Saturday, December 11, 2010

Last Seen Wearing

What I try to do with reviews at this Bookshelf blog is keep it simple and spoiler-free, and let you know whether I'd recommend you pick up a copy of what I just read. Seems to work okay. This time, a brief review of Last Seen Wearing (Macmillan, 1976).

My objection to reading the first book in Colin Dexter's Inspector Morse series had more to do with my own discomfort with the swaggering, misogynist attitude prevalent in the British police at the time than anything in the plot or its structure. I do often find it hard to separate a work of fiction from the politics of the time in which it was written, especially when, as with something so very sexist in belief, the tone affects the main characters.

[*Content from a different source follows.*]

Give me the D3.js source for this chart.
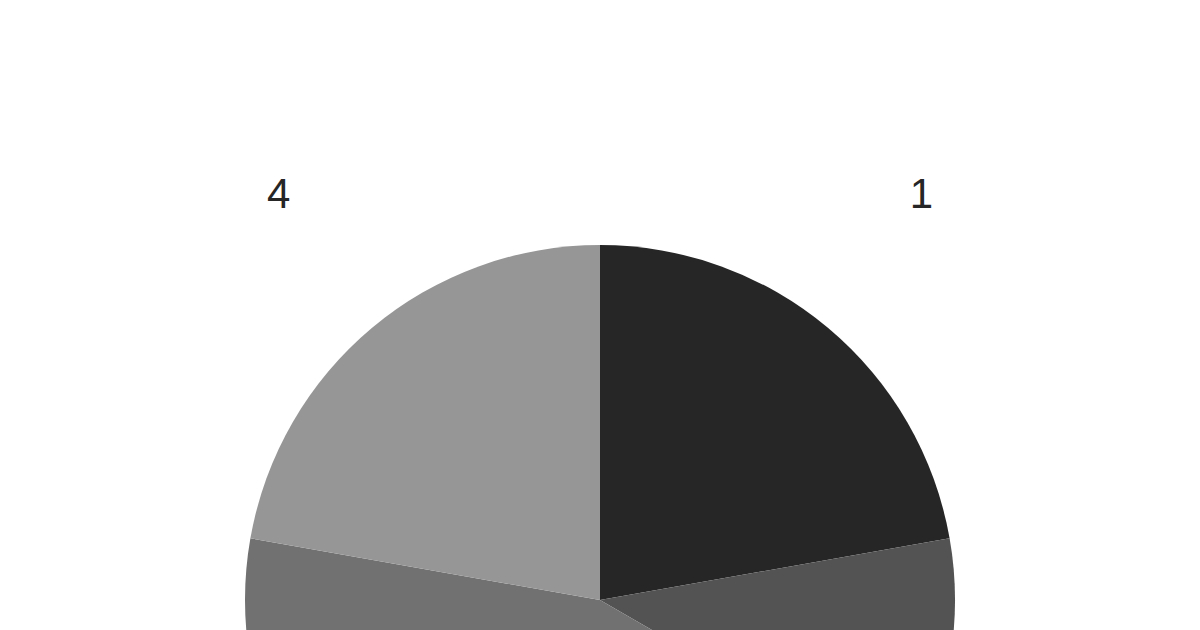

Last Seen Wearing, the second book in the series, is a little better on this front, although Morse himself still comes across as quite paternal and petty on occasion. It never overpowers the narrative, however, making this a much more agreeable read. This time out, he's assigned a missing persons case which a recently deceased colleague had been working for more than two years.

There's a lot to like about this story, and Morse himself, who comes across as much more sympathetic and sad, really engaged me. He's every bit as gruff and aggravating as he was in the first novel, but the tone is just slightly different and everything really clicked. What impressed me the most is the neat way that Dexter allows him to be quite confidently wrong several times. It looks like the case is solved and conclusions are written in a manner that most authors would save for the genuine finale of their stories, only to have Morse shown to be completely and thunderously mistaken. I think you'd be gruff and aggravating as well, cast as the lead in a detective novel and expected to be right all the time, only to have your screw-ups hammered home as painfully as Morse gets it here. If you are curious about the character, I'd pass on that first novel and start with this one; it has aged much better and I certainly recommend it for fans of the genre.